When an oversteer skid is detected, the immediate action is to steer in the direction the rear of the car is sliding, a technique known as counter-steering. If the rear of the car is sliding to the right, the steering wheel must be turned to the right to point the front wheels where the car needs to go. This counter-steering action should be rapid but smooth, and it must be accompanied by a gentle lift off the throttle to shift the vehicle’s weight forward. This forward weight transfer puts more load on the front tires, which helps them steer, while simultaneously reducing the load on the rear tires, which makes them less likely to snap back suddenly and initiate a secondary skid.
Common Causes of Losing Traction
A skid is fundamentally caused by a temporary reduction in the coefficient of friction between the tire and the road surface, which is often a combination of environmental factors and driver input. Environmental factors like snow, ice, or loose gravel dramatically reduce the available grip, forcing the driver to operate within a much smaller traction window. Hydroplaning is a specific cause that occurs when standing water cannot be channeled away quickly enough by the tire’s tread, leading to a wedge of water lifting the tire off the road surface.
Driver inputs are another pervasive cause, particularly when they are too abrupt for the conditions. Excessive speed entering a curve demands more lateral grip than the tires can provide, causing them to slide. Similarly, sudden, hard braking or rapid acceleration can instantly overwhelm the available longitudinal friction and cause the tires to spin or lock up. This is because the available traction is distributed along a “friction circle,” and exceeding that circle in one direction—like braking—leaves nothing left for steering, which is a common trigger for a loss of control.
Preventing Skids Through Preparation
Mitigating the risk of skidding relies heavily on proactive vehicle maintenance and adopting defensive driving habits. Tire health is paramount, as the tires are the only components connecting the vehicle to the road. Ensuring tires are inflated to the manufacturer’s specified pressure maximizes the size and shape of the contact patch, which is the total area of friction available.
Additionally, tires must have adequate tread depth to effectively evacuate water in wet conditions and resist hydroplaning; while the legal minimum is often 1.6 millimeters, performance significantly drops below 3 millimeters of depth.
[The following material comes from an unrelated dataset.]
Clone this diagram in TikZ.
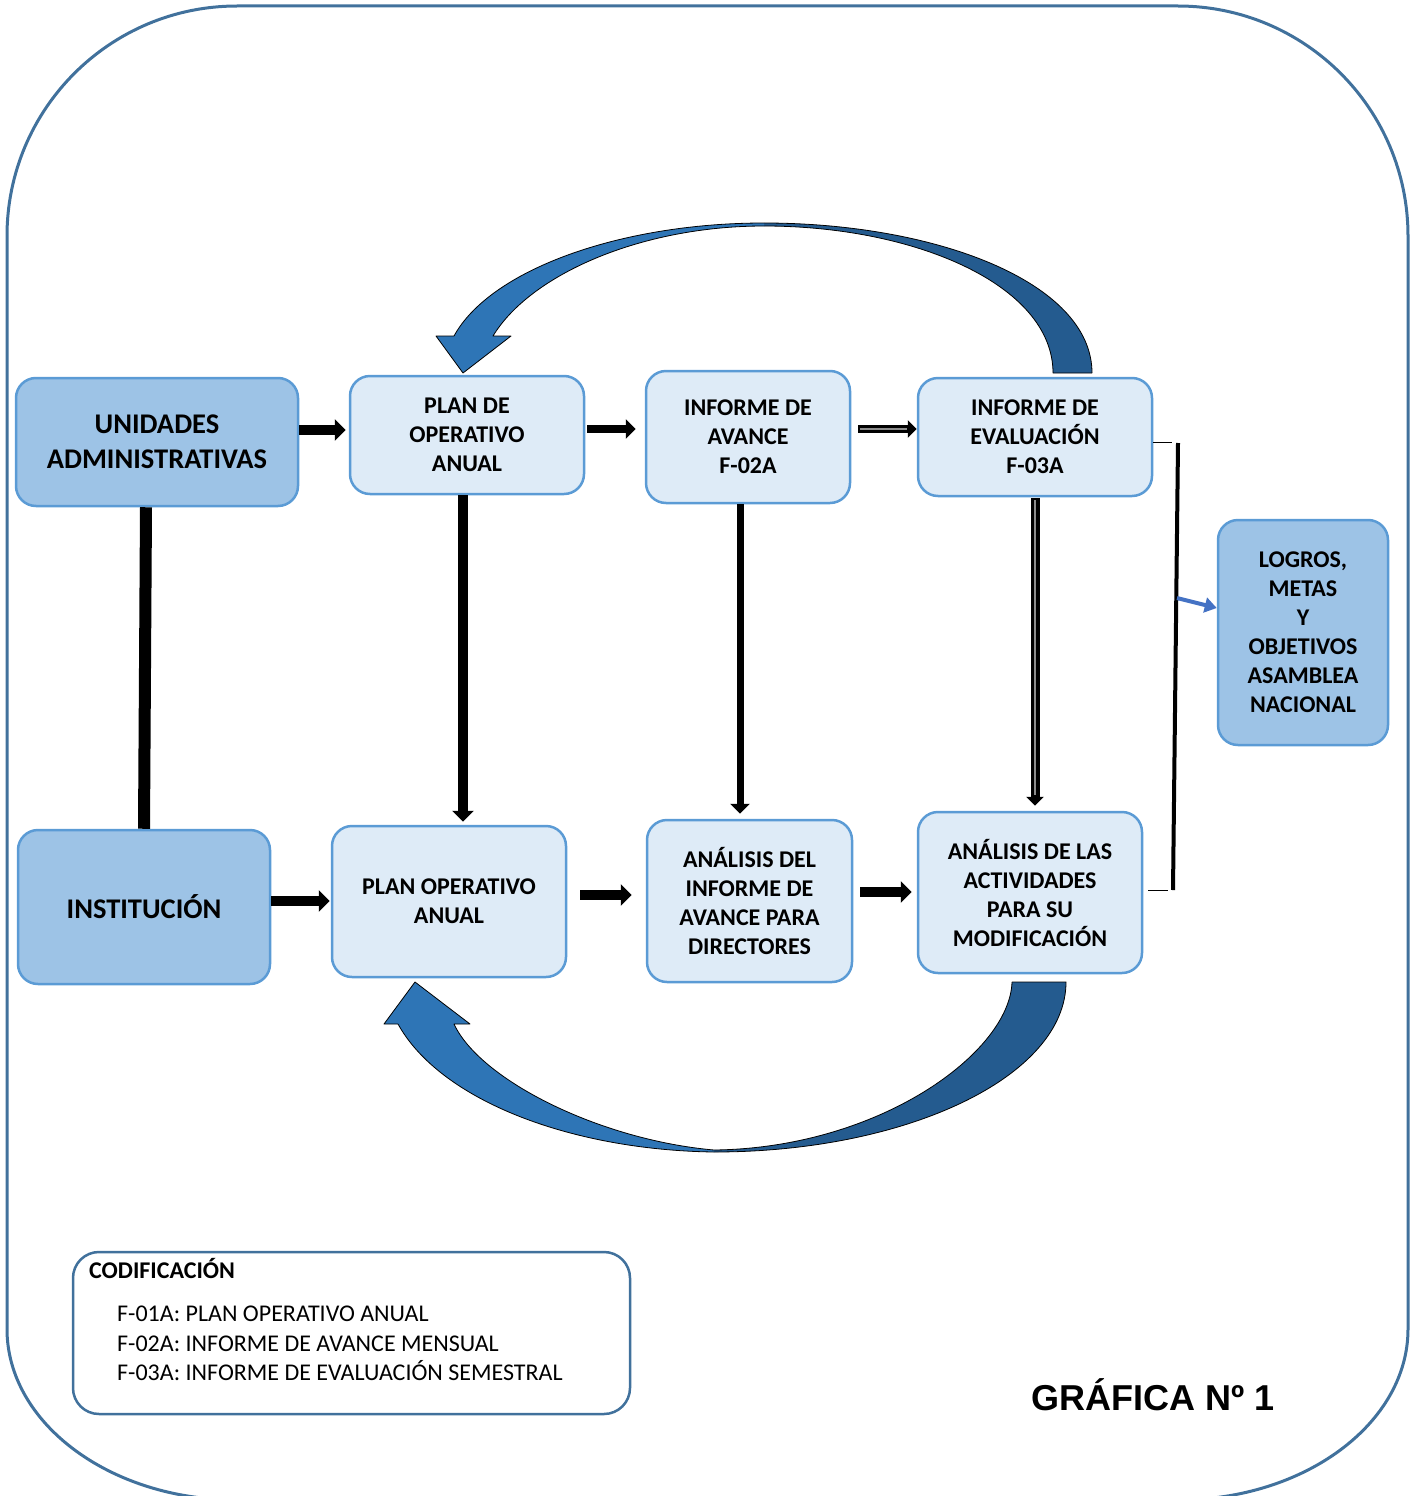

Vehicle stability systems, such as the suspension and alignment, must also be properly maintained to ensure the tires remain perpendicular to the road surface during cornering and weight shifts. Practicing smooth, gradual inputs—including steering, braking, and accelerating—is the most effective defensive driving technique, as it prevents overloading the tires’ friction capacity. Increasing the following distance in poor weather conditions also allows for more time to react and make gentle corrections before traction is lost.